Dynamic Indicators of Basic Early Literacy Skills (DIBELS) assesses students' foundational reading skills in grades K-5. The DIBELS assessments are designed to be short fluency measures used to regularly monitor the development of early literacy and early reading skills, and are comprised of seven measures to function as indicators of phonemic awareness, alphabetic principle, accuracy and fluency with connected text, reading comprehension, and vocabulary. 

School-wide Scholastic Reading Inventory (SRI)

The School-wide Scholastic Reading Inventory (SRI) is a reading assessment test that assesses students' reading levels and helps teachers adjust instruction according to students' needs, track students' reading growth over time, and match readers to text. Scholastic Reading Inventory is for all students in grades 6-10 and is administered school-wide each year at the beginning and end of the year.

The Partnership for Assessment of Readiness for College and Careers (PARCC)

What is PARCC?

PARCC is a new annual test used to measure students’ progress in English Language Arts and Math. PARCC stands for the Partnership for Assessment of Readiness for College and Careers, a consortium of states (including the District of Columbia) working together to develop a common set of K-12 online tests in English and Math with a focus on preparation for college and careers. These tests are being field tested in the spring of 2014 for use in DCPS starting next year.

Why are we switching to PARCC?

Starting in school year 2014-15, students will no longer take the DC CAS and will instead take the PARCC test. We are switching to the PARCC tests because they will better measure students’ critical-thinking and problem-solving skills, which are essential for college and career success, while also matching to Common Core standards.  PARCC will provide schools with vital information about students’ progress so that educators can both improve instruction and also provide student support where needed. 

What are the main differences between the DC CAS and PARCC?

What is field testing and when is it?

Test developers use field testing to ensure that their questions are fair, challenging, and high-quality while schools use it to make sure they are fully prepared to administer the test next year. This spring (April 28-June 6), a select group of classrooms across grade levels will take some part of the PARCC—no DCPS student will take the entire test.  Students and their families will be notified individually if a student will be taking the test.

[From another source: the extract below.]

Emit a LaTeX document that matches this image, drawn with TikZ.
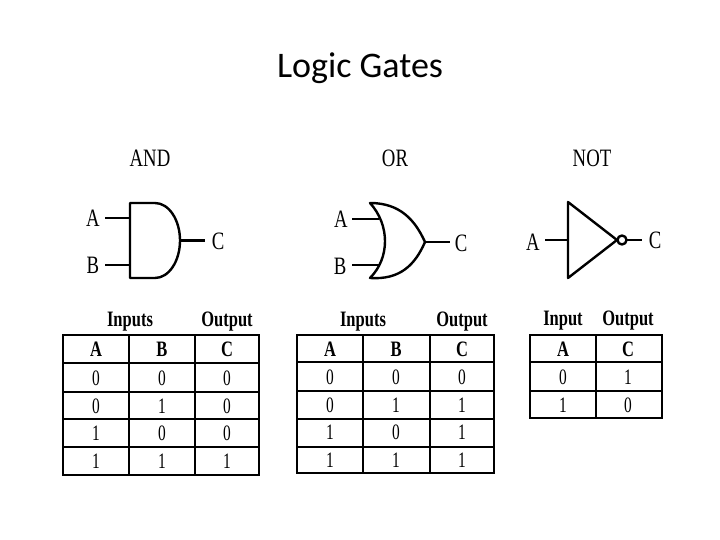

Details about field testing:

  • The total estimated time each student will spend testing varies from 2.5 to 3.5 hours a day depending on the grade, subject, and the number of sessions in each subject. Each student can expect to test for between one to three days during the testing window.
  • Students With Disabilities (SWD) and English Language Learners (ELL) will participate in the field test. During administration of the field test, some accessibility features and accommodations that are embedded in the online testing platform will not be available yet. Students will still receive accommodations, but just not on the computer.  
  • Because the purpose of field testing is to test-drive the assessment, students will not receive a score. The field test is only a practice test for DC Public Schools, the school, and the student.  The results will be analyzed by test developers to determine whether the questions measure the intended skills at the intended grade level.


Where can I find more information about PARCC?

This is the official PARCC website and here is a more extensive FAQ.

The National Center and State Collaborative (NCSC) Alternate Assessment

The National Center and State Collaborative (NCSC) is a partnership of states and organizations developing a comprehensive alternate assessment system that will be implemented in the 2014-2015 school year. This technology-based (online), summative assessment will replace the current alternate assessment system, the DC CAS-Alt, and will address curriculum, instruction, and assessment needs of students with the most significant cognitive disabilities.